Requirements
Exactly as written, write out the lines below from the first to the one containing "density_range_level = 20.0", inclusive. Pictures do not belong in the copy.

□ □ □

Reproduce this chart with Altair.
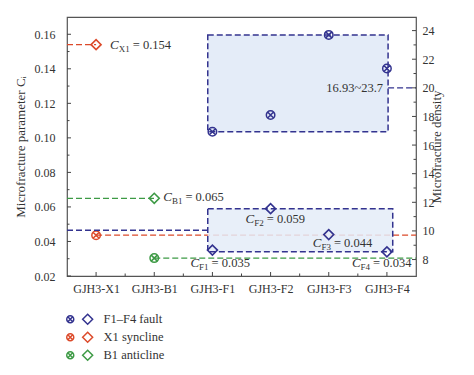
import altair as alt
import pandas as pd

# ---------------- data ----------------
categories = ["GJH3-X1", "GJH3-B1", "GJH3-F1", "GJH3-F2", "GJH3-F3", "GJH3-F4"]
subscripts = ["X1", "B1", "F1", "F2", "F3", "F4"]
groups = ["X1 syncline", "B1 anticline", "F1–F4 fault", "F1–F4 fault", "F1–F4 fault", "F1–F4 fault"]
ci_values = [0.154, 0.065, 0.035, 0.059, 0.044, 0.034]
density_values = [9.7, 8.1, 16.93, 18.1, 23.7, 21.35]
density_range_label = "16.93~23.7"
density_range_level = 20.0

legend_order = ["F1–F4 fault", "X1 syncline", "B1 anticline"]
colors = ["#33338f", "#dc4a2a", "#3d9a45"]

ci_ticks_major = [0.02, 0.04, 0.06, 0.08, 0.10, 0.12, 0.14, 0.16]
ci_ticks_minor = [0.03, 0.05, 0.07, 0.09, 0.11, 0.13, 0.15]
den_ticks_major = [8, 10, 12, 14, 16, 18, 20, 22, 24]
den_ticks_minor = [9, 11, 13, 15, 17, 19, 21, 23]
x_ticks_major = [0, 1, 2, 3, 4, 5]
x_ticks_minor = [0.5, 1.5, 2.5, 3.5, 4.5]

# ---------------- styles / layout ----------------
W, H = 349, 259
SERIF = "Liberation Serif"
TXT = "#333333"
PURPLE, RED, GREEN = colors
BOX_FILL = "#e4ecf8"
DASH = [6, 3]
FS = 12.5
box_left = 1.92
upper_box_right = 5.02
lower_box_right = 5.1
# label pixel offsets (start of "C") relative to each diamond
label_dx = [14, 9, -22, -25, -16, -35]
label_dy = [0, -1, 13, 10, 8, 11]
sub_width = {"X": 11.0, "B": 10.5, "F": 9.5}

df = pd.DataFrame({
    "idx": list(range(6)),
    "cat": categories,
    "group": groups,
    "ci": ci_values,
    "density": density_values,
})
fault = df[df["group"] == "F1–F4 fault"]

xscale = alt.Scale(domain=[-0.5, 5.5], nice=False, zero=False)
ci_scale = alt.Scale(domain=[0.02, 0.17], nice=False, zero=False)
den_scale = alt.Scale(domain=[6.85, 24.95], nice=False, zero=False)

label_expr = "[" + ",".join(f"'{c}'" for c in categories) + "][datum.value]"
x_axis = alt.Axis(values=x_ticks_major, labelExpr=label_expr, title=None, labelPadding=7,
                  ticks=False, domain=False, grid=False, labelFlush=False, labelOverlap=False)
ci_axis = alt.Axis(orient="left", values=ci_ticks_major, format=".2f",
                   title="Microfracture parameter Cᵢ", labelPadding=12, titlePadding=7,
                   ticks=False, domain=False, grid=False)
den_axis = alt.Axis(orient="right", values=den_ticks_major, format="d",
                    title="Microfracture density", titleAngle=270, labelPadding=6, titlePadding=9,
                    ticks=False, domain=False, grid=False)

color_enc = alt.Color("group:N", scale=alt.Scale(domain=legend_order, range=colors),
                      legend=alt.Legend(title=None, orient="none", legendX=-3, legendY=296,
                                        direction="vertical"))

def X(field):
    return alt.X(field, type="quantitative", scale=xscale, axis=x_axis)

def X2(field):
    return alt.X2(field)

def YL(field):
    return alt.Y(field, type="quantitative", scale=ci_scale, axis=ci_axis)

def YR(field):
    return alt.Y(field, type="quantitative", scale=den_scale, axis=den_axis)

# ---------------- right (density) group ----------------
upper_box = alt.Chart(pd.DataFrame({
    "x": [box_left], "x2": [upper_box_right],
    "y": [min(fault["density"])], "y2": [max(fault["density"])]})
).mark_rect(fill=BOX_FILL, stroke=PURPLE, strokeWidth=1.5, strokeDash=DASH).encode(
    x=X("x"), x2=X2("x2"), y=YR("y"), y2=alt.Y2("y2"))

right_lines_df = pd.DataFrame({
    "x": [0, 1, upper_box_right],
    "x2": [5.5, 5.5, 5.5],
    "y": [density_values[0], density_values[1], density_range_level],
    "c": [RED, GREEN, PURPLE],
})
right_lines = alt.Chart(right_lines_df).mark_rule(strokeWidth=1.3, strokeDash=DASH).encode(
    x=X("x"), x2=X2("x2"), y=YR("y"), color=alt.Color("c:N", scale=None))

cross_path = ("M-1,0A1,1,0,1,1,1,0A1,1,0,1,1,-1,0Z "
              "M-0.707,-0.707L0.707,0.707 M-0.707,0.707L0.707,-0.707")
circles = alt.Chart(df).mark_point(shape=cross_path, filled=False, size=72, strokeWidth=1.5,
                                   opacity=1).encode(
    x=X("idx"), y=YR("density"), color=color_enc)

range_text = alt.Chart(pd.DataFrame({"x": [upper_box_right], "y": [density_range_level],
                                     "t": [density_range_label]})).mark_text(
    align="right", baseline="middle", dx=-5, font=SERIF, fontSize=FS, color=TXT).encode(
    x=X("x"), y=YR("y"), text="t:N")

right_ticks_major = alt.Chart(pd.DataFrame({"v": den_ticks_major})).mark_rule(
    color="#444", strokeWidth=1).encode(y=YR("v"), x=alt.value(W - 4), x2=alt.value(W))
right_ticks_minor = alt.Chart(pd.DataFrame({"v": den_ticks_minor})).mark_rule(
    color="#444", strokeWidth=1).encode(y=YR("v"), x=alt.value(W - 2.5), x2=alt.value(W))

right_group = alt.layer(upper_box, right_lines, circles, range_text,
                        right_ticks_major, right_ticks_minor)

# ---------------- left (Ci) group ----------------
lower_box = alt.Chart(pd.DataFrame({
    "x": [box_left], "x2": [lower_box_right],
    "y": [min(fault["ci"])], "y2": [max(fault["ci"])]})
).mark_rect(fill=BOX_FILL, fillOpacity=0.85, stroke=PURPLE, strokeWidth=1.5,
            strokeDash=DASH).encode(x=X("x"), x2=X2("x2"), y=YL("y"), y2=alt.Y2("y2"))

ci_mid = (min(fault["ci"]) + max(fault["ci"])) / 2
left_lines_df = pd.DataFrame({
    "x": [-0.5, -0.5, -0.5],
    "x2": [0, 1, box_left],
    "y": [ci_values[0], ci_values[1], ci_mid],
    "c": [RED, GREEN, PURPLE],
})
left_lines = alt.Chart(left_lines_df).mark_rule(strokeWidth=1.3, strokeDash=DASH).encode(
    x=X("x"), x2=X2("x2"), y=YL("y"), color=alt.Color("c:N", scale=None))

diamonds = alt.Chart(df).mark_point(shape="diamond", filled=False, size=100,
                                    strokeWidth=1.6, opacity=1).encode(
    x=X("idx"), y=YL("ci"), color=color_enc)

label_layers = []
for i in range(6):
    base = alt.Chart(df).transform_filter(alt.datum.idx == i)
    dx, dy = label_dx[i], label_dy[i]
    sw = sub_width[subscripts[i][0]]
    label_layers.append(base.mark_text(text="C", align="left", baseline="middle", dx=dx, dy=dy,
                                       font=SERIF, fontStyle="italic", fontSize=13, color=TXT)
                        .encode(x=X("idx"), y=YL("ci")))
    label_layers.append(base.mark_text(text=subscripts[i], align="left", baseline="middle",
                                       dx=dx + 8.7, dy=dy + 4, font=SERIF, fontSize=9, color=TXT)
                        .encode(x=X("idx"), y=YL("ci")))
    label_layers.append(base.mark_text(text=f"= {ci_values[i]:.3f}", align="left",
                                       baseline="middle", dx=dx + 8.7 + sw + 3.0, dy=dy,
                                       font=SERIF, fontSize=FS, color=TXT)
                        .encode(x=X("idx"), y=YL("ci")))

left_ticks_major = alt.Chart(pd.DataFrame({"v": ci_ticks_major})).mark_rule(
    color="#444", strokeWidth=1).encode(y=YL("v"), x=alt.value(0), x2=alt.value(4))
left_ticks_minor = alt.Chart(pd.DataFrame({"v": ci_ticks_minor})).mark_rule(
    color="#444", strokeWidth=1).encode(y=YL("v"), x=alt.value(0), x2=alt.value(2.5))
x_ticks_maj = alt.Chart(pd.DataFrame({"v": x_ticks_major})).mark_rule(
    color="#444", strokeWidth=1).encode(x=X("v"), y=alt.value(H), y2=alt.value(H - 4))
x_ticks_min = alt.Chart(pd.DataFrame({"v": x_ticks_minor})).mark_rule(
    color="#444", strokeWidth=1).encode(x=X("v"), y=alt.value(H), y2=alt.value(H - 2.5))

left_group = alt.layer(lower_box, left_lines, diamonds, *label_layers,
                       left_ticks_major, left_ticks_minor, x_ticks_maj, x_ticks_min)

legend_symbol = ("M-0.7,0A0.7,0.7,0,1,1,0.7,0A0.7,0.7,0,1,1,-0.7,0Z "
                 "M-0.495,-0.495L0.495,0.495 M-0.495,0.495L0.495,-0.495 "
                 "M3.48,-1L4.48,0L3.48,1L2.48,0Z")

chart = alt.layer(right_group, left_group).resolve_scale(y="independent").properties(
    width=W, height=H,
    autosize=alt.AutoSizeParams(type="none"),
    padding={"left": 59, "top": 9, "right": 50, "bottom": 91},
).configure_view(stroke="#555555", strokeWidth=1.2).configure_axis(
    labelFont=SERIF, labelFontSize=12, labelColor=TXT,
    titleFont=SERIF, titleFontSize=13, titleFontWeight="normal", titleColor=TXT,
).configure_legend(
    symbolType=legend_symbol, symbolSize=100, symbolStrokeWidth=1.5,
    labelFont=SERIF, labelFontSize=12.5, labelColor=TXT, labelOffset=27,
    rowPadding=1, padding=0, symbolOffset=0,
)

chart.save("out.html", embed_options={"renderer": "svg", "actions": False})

□ □ □

Result
Reproduce this chart with Altair.
import altair as alt
import pandas as pd

# ---------------- data ----------------
categories = ["GJH3-X1", "GJH3-B1", "GJH3-F1", "GJH3-F2", "GJH3-F3", "GJH3-F4"]
subscripts = ["X1", "B1", "F1", "F2", "F3", "F4"]
groups = ["X1 syncline", "B1 anticline", "F1–F4 fault", "F1–F4 fault", "F1–F4 fault", "F1–F4 fault"]
ci_values = [0.154, 0.065, 0.035, 0.059, 0.044, 0.034]
density_values = [9.7, 8.1, 16.93, 18.1, 23.7, 21.35]
density_range_label = "16.93~23.7"
density_range_level = 20.0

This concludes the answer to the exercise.